▶ [DATA PROVIDED]
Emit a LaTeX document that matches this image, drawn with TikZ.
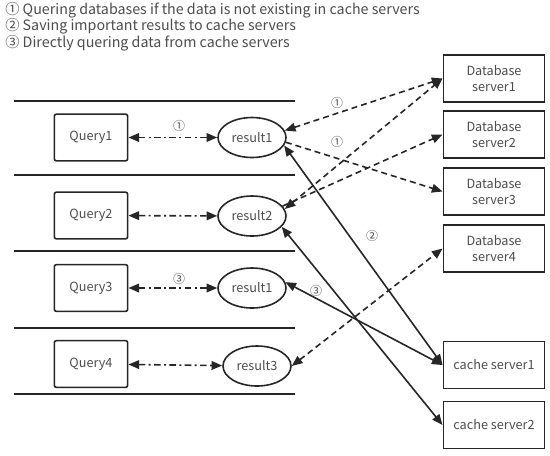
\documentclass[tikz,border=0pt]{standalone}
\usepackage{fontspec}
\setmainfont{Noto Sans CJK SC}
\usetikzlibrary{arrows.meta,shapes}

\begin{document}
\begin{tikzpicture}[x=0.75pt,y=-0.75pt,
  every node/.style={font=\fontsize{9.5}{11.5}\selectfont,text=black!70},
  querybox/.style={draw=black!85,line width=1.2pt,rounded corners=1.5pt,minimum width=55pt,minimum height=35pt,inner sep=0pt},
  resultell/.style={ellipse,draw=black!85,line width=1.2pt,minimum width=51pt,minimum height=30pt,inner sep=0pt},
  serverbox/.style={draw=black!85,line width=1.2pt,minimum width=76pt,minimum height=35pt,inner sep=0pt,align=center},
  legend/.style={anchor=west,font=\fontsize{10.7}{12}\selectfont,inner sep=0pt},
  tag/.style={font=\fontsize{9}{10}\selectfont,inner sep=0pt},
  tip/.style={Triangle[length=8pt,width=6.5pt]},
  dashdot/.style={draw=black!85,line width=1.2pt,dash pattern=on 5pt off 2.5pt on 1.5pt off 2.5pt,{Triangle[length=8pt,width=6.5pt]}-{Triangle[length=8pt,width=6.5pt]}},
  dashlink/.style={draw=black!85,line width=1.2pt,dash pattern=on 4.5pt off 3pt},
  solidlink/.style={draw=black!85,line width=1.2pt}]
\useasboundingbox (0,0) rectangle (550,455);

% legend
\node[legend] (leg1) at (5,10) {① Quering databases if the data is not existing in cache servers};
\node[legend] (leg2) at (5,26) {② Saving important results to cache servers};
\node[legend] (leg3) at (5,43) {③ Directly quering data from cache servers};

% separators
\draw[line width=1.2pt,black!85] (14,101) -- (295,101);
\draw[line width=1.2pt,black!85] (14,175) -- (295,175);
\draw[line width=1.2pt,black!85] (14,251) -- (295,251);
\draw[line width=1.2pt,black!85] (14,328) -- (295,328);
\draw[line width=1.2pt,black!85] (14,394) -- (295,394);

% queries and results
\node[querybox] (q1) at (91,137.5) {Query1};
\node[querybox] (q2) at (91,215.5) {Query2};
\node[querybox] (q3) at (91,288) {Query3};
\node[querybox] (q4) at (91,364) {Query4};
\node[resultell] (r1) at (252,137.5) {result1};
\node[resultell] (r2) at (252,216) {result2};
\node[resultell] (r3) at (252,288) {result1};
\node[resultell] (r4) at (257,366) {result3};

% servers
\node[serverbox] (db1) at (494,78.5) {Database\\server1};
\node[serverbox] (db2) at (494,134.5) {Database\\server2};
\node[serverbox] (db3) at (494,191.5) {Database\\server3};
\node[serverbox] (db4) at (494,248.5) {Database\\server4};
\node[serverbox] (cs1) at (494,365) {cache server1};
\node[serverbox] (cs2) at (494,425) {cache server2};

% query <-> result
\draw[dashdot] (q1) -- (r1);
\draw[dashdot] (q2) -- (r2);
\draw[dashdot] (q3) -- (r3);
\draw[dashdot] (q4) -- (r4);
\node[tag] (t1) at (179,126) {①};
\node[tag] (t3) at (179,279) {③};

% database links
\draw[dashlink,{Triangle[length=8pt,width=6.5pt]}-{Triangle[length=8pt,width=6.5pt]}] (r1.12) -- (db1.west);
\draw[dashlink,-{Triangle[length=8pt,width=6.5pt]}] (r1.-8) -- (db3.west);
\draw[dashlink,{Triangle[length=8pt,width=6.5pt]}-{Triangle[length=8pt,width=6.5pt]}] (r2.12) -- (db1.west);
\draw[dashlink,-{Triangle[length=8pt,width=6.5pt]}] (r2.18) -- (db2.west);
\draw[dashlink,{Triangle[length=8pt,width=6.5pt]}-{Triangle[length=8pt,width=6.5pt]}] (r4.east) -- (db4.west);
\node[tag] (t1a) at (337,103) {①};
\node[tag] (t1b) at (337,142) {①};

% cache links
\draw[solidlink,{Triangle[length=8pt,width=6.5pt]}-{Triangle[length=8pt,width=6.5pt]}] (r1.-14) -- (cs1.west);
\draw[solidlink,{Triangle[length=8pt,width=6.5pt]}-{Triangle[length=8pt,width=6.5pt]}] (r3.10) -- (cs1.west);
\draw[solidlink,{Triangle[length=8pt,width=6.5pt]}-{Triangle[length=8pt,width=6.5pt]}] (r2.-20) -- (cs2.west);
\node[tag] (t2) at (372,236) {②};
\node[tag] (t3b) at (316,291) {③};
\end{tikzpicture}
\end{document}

▶ [WHAT YOU SHOULD DO] Reproduce each line exactly, please, except for any pictures.

▶ [THE SOLUTION]
Emit a LaTeX document that matches this image, drawn with TikZ.
\documentclass[tikz,border=0pt]{standalone}
\usepackage{fontspec}
\setmainfont{Noto Sans CJK SC}
\usetikzlibrary{arrows.meta,shapes}

\begin{document}
\begin{tikzpicture}[x=0.75pt,y=-0.75pt,
  every node/.style={font=\fontsize{9.5}{11.5}\selectfont,text=black!70},
  querybox/.style={draw=black!85,line width=1.2pt,rounded corners=1.5pt,minimum width=55pt,minimum height=35pt,inner sep=0pt},
  resultell/.style={ellipse,draw=black!85,line width=1.2pt,minimum width=51pt,minimum height=30pt,inner sep=0pt},
  serverbox/.style={draw=black!85,line width=1.2pt,minimum width=76pt,minimum height=35pt,inner sep=0pt,align=center},
  legend/.style={anchor=west,font=\fontsize{10.7}{12}\selectfont,inner sep=0pt},
  tag/.style={font=\fontsize{9}{10}\selectfont,inner sep=0pt},
  tip/.style={Triangle[length=8pt,width=6.5pt]},
  dashdot/.style={draw=black!85,line width=1.2pt,dash pattern=on 5pt off 2.5pt on 1.5pt off 2.5pt,{Triangle[length=8pt,width=6.5pt]}-{Triangle[length=8pt,width=6.5pt]}},
  dashlink/.style={draw=black!85,line width=1.2pt,dash pattern=on 4.5pt off 3pt},
  solidlink/.style={draw=black!85,line width=1.2pt}]
\useasboundingbox (0,0) rectangle (550,455);

% legend
\node[legend] (leg1) at (5,10) {① Quering databases if the data is not existing in cache servers};
\node[legend] (leg2) at (5,26) {② Saving important results to cache servers};
\node[legend] (leg3) at (5,43) {③ Directly quering data from cache servers};

% separators
\draw[line width=1.2pt,black!85] (14,101) -- (295,101);
\draw[line width=1.2pt,black!85] (14,175) -- (295,175);
\draw[line width=1.2pt,black!85] (14,251) -- (295,251);
\draw[line width=1.2pt,black!85] (14,328) -- (295,328);
\draw[line width=1.2pt,black!85] (14,394) -- (295,394);

% queries and results
\node[querybox] (q1) at (91,137.5) {Query1};
\node[querybox] (q2) at (91,215.5) {Query2};
\node[querybox] (q3) at (91,288) {Query3};
\node[querybox] (q4) at (91,364) {Query4};
\node[resultell] (r1) at (252,137.5) {result1};
\node[resultell] (r2) at (252,216) {result2};
\node[resultell] (r3) at (252,288) {result1};
\node[resultell] (r4) at (257,366) {result3};

% servers
\node[serverbox] (db1) at (494,78.5) {Database\\server1};
\node[serverbox] (db2) at (494,134.5) {Database\\server2};
\node[serverbox] (db3) at (494,191.5) {Database\\server3};
\node[serverbox] (db4) at (494,248.5) {Database\\server4};
\node[serverbox] (cs1) at (494,365) {cache server1};
\node[serverbox] (cs2) at (494,425) {cache server2};

% query <-> result
\draw[dashdot] (q1) -- (r1);
\draw[dashdot] (q2) -- (r2);
\draw[dashdot] (q3) -- (r3);
\draw[dashdot] (q4) -- (r4);
\node[tag] (t1) at (179,126) {①};
\node[tag] (t3) at (179,279) {③};

% database links
\draw[dashlink,{Triangle[length=8pt,width=6.5pt]}-{Triangle[length=8pt,width=6.5pt]}] (r1.12) -- (db1.west);
\draw[dashlink,-{Triangle[length=8pt,width=6.5pt]}] (r1.-8) -- (db3.west);
\draw[dashlink,{Triangle[length=8pt,width=6.5pt]}-{Triangle[length=8pt,width=6.5pt]}] (r2.12) -- (db1.west);
\draw[dashlink,-{Triangle[length=8pt,width=6.5pt]}] (r2.18) -- (db2.west);
\draw[dashlink,{Triangle[length=8pt,width=6.5pt]}-{Triangle[length=8pt,width=6.5pt]}] (r4.east) -- (db4.west);
\node[tag] (t1a) at (337,103) {①};
\node[tag] (t1b) at (337,142) {①};

% cache links
\draw[solidlink,{Triangle[length=8pt,width=6.5pt]}-{Triangle[length=8pt,width=6.5pt]}] (r1.-14) -- (cs1.west);
\draw[solidlink,{Triangle[length=8pt,width=6.5pt]}-{Triangle[length=8pt,width=6.5pt]}] (r3.10) -- (cs1.west);
\draw[solidlink,{Triangle[length=8pt,width=6.5pt]}-{Triangle[length=8pt,width=6.5pt]}] (r2.-20) -- (cs2.west);
\node[tag] (t2) at (372,236) {②};
\node[tag] (t3b) at (316,291) {③};
\end{tikzpicture}
\end{document}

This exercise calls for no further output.